Timeliness of the Removal
The court addressed the timeliness of IDC's removal, acknowledging that the FSIA offers a more relaxed timeline for foreign states to file for removal compared to typical thirty-day deadlines. The FSIA specifically allows for an enlargement of time for cause shown, without requiring the foreign state to demonstrate "good cause." The court evaluated several factors, including potential prejudice to the plaintiffs, the length of the delay, the reason for the delay, and the good faith of the removing party. It determined that IDC's thirty-two-day delay after receiving the third-party demand did not cause any identifiable prejudice to the plaintiffs, as limited proceedings had occurred in state court prior to the removal. Additionally, the court credited IDC's explanation for the delay as a result of internal mail handling and an intervening weekend, concluding that there was no indication of bad faith in IDC's actions.
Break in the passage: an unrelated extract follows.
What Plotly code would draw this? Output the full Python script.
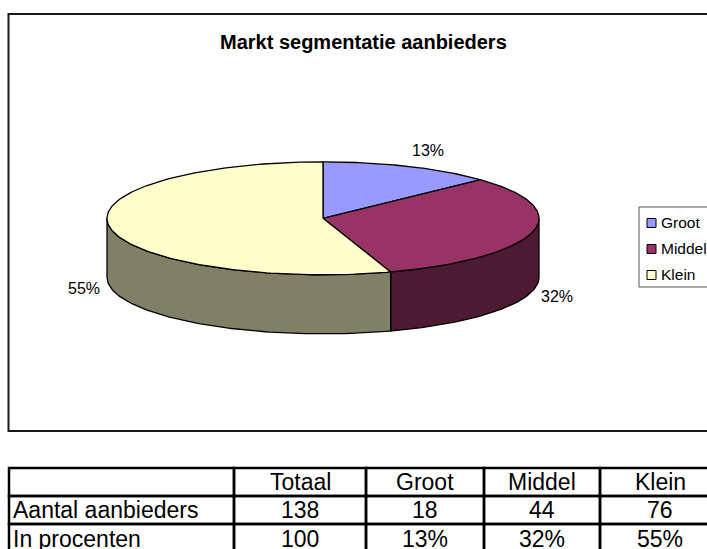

Dismissal of Claims Against IDC
The court considered the plaintiffs' argument that IDC could not be properly joined in the case after the plaintiffs had moved to dismiss their claims against IDC with prejudice. The plaintiffs contended that, under Louisiana law, a defendant cannot file a third-party demand for tort contribution against a former co-defendant who has been dismissed with prejudice. However, the court found that Cooper/T. Smith had filed its third-party demand against IDC before the plaintiffs' claims were dismissed, meaning IDC was still a party at the time of the third-party demand. The court distinguished this case from prior cases where dismissal occurred immediately after filing, noting that the critical timing allowed for IDC's removal under the FSIA because it was still considered a third-party defendant when the demand was filed.
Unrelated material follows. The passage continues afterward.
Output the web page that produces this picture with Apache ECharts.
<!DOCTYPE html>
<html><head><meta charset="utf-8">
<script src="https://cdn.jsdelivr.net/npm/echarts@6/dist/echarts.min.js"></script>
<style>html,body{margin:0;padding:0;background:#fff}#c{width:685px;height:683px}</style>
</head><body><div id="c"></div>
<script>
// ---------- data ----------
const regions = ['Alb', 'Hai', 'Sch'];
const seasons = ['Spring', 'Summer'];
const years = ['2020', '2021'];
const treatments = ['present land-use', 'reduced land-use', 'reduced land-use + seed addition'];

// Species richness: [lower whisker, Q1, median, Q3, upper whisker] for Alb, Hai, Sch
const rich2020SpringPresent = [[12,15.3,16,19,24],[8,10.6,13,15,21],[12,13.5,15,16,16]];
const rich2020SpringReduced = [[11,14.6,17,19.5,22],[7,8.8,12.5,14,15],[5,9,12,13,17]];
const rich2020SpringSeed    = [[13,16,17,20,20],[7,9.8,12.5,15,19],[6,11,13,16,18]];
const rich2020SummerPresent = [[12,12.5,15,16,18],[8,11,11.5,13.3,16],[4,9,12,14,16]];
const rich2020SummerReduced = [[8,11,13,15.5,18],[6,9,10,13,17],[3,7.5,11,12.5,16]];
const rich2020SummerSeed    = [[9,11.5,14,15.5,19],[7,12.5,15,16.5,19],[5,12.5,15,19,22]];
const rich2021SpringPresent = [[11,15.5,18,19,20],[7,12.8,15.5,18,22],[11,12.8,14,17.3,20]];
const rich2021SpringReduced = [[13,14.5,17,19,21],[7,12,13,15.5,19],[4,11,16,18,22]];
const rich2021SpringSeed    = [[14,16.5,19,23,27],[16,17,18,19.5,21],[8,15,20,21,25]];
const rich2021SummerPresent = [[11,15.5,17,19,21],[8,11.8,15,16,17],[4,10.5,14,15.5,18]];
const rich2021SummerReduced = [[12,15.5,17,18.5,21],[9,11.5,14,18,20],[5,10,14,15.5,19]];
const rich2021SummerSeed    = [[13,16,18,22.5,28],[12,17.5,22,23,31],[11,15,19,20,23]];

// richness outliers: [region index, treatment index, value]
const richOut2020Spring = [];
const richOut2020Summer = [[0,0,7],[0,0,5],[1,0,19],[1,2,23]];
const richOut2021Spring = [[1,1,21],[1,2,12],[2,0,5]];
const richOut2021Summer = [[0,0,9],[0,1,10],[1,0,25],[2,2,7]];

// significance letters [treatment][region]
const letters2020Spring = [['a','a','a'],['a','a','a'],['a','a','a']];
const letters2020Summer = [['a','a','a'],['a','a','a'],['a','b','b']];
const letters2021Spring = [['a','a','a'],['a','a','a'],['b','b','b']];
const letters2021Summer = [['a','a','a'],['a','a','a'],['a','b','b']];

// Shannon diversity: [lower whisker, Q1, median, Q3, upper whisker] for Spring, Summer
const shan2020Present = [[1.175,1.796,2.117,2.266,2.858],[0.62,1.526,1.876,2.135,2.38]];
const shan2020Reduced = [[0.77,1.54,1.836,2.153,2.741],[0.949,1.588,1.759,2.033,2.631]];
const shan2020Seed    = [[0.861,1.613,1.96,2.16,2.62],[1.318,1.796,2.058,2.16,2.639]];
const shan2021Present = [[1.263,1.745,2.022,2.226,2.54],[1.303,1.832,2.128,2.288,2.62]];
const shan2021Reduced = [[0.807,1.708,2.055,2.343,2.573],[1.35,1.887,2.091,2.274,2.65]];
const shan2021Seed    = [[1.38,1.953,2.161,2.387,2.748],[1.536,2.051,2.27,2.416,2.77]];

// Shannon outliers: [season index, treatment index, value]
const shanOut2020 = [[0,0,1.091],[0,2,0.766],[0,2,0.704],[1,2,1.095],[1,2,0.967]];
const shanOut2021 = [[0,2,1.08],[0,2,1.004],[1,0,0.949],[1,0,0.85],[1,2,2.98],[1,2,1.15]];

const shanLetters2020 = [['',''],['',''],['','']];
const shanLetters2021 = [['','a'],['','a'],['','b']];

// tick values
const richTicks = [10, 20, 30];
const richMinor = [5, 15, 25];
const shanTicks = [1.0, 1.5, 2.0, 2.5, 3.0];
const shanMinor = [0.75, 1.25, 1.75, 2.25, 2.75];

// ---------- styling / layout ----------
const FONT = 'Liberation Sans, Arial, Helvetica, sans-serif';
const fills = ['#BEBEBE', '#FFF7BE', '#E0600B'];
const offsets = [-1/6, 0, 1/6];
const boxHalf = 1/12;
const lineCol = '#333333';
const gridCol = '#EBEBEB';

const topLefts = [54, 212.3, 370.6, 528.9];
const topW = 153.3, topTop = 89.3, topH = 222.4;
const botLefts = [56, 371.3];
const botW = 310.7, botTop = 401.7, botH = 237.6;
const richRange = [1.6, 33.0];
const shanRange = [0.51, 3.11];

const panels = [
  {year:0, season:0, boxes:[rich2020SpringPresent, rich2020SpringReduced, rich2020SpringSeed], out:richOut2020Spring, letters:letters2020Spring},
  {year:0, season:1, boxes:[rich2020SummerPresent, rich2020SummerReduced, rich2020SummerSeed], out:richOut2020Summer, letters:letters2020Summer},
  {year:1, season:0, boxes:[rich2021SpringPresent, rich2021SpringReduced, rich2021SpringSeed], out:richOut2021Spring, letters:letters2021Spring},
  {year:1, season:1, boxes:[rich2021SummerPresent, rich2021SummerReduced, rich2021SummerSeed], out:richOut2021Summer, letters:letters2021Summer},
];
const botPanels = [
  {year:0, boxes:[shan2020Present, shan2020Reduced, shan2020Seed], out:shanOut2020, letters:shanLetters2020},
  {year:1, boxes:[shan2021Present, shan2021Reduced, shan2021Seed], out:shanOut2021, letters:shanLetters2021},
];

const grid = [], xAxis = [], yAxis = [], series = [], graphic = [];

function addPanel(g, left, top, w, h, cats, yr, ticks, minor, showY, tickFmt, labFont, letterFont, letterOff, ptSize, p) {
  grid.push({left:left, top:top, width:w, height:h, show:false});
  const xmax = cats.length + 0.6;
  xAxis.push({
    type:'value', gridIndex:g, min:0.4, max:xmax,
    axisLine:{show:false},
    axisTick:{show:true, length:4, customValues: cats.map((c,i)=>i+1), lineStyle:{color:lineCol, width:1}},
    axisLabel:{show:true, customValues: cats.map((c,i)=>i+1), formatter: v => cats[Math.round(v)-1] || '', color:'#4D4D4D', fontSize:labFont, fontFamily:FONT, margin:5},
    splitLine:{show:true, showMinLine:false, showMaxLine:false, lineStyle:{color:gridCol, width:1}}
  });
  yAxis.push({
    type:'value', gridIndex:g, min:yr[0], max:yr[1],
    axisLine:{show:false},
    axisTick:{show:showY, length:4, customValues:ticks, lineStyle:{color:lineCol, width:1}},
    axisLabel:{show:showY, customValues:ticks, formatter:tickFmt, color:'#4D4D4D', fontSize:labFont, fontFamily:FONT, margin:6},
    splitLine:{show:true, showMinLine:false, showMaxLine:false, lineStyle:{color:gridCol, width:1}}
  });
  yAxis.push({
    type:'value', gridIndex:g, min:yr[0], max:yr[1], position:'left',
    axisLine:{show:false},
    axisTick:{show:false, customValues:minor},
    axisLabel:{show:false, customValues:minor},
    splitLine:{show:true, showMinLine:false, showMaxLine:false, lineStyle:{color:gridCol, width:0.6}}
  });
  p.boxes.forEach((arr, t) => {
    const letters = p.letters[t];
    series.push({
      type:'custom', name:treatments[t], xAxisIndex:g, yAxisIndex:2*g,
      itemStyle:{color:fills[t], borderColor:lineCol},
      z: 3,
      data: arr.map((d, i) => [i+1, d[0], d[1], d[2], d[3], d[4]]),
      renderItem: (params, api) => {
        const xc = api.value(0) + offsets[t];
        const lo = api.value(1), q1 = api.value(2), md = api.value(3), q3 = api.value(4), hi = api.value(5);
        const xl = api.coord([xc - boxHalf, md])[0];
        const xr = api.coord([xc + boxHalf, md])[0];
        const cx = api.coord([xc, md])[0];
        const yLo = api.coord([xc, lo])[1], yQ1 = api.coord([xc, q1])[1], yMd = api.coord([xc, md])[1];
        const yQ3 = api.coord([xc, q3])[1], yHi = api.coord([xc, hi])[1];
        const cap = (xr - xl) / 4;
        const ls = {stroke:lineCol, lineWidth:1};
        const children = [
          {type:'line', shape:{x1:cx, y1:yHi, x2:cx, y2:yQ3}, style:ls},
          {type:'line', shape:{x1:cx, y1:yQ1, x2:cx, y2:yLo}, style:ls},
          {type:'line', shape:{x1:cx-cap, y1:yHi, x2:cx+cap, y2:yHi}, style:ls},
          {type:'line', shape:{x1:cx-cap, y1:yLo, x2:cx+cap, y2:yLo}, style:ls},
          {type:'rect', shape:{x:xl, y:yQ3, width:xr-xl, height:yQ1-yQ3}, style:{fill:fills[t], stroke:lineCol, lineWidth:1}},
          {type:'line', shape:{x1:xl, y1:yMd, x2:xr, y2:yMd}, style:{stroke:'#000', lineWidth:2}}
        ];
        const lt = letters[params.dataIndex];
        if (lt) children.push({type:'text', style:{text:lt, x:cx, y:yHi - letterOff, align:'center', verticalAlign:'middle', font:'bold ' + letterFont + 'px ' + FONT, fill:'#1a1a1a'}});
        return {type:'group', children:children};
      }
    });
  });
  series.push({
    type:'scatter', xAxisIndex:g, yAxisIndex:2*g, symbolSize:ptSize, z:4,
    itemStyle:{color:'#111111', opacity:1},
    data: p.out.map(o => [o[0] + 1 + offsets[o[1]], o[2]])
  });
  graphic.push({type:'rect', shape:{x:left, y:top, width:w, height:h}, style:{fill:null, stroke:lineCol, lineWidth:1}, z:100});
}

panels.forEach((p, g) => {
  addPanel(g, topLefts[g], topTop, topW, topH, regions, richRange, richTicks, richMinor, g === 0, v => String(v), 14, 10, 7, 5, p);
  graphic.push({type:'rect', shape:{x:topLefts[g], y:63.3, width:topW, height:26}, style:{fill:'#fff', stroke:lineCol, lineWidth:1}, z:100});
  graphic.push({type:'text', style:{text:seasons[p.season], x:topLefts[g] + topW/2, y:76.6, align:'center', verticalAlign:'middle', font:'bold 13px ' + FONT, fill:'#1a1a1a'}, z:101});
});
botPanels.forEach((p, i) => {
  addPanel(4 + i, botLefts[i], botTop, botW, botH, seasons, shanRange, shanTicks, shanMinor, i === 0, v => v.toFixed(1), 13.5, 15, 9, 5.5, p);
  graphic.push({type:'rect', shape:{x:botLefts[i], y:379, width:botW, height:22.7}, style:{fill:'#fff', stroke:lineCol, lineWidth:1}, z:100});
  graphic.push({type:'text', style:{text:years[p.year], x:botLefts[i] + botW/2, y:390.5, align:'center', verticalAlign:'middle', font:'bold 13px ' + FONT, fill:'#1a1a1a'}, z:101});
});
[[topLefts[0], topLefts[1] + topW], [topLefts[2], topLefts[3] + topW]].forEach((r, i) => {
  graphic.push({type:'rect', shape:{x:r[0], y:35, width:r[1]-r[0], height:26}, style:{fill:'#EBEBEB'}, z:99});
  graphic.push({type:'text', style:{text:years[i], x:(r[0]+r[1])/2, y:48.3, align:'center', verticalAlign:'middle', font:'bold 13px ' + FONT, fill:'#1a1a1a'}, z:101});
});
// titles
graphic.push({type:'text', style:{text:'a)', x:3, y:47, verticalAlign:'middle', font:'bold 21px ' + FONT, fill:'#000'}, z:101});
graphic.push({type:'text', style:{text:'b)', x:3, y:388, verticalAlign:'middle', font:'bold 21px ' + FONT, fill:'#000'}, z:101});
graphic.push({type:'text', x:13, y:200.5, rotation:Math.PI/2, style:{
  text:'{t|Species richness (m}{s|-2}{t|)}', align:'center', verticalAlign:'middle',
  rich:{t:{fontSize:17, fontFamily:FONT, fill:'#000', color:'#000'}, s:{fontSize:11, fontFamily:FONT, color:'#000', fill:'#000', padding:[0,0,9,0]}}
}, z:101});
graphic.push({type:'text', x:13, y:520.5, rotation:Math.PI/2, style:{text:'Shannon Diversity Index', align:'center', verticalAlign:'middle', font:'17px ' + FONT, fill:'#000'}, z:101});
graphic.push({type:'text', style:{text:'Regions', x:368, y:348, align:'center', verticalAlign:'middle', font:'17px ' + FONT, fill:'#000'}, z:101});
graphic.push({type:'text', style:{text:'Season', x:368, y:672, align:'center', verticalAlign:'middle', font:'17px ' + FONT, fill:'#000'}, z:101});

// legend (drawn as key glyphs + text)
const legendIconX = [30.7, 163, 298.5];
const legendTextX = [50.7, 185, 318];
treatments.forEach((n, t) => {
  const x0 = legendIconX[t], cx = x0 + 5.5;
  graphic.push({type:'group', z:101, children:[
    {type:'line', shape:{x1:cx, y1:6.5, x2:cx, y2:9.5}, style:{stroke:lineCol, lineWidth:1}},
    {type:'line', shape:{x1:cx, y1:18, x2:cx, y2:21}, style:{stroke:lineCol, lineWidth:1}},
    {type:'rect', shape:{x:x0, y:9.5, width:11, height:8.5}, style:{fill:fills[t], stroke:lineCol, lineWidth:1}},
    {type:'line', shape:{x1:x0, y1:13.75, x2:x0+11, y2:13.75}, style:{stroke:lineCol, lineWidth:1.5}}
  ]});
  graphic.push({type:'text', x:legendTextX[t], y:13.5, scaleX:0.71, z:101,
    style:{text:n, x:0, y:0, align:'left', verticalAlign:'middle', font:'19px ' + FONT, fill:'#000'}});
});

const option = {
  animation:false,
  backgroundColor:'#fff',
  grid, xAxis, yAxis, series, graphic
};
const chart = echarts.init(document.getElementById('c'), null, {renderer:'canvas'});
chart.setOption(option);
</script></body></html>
Impact of Jones Act Claims
The plaintiffs argued that their Jones Act claims against IDC prevented removal to federal court. Generally, the Jones Act prohibits removal of cases involving seamen, but the court found that this argument was moot because the plaintiffs had dismissed all claims against IDC, including the Jones Act claims, before IDC filed for removal. The court expressed skepticism regarding whether the decedent was a Jones Act seaman, but ultimately concluded that the dismissal of the Jones Act claims meant they no longer posed a barrier to removal. Thus, the court determined that without any remaining Jones Act claims, the plaintiffs' argument for remand based on this statute failed.
Severance of Claims
The plaintiffs requested that the court sever Cooper/T. Smith's third-party claims against IDC and remand the main action to state court, arguing for both mandatory and discretionary severance. The court noted that under the amended FSIA, severance and remand would not be warranted if the claims were interrelated and part of the same case or controversy. It found that the third-party claims for contribution or indemnification arose directly from the allegations in the plaintiffs' original claims, thus establishing a common nucleus of fact and legal issues. The court determined that severing the claims would waste judicial resources and potentially lead to inconsistent rulings, ultimately deciding against the plaintiffs' request for severance and remand.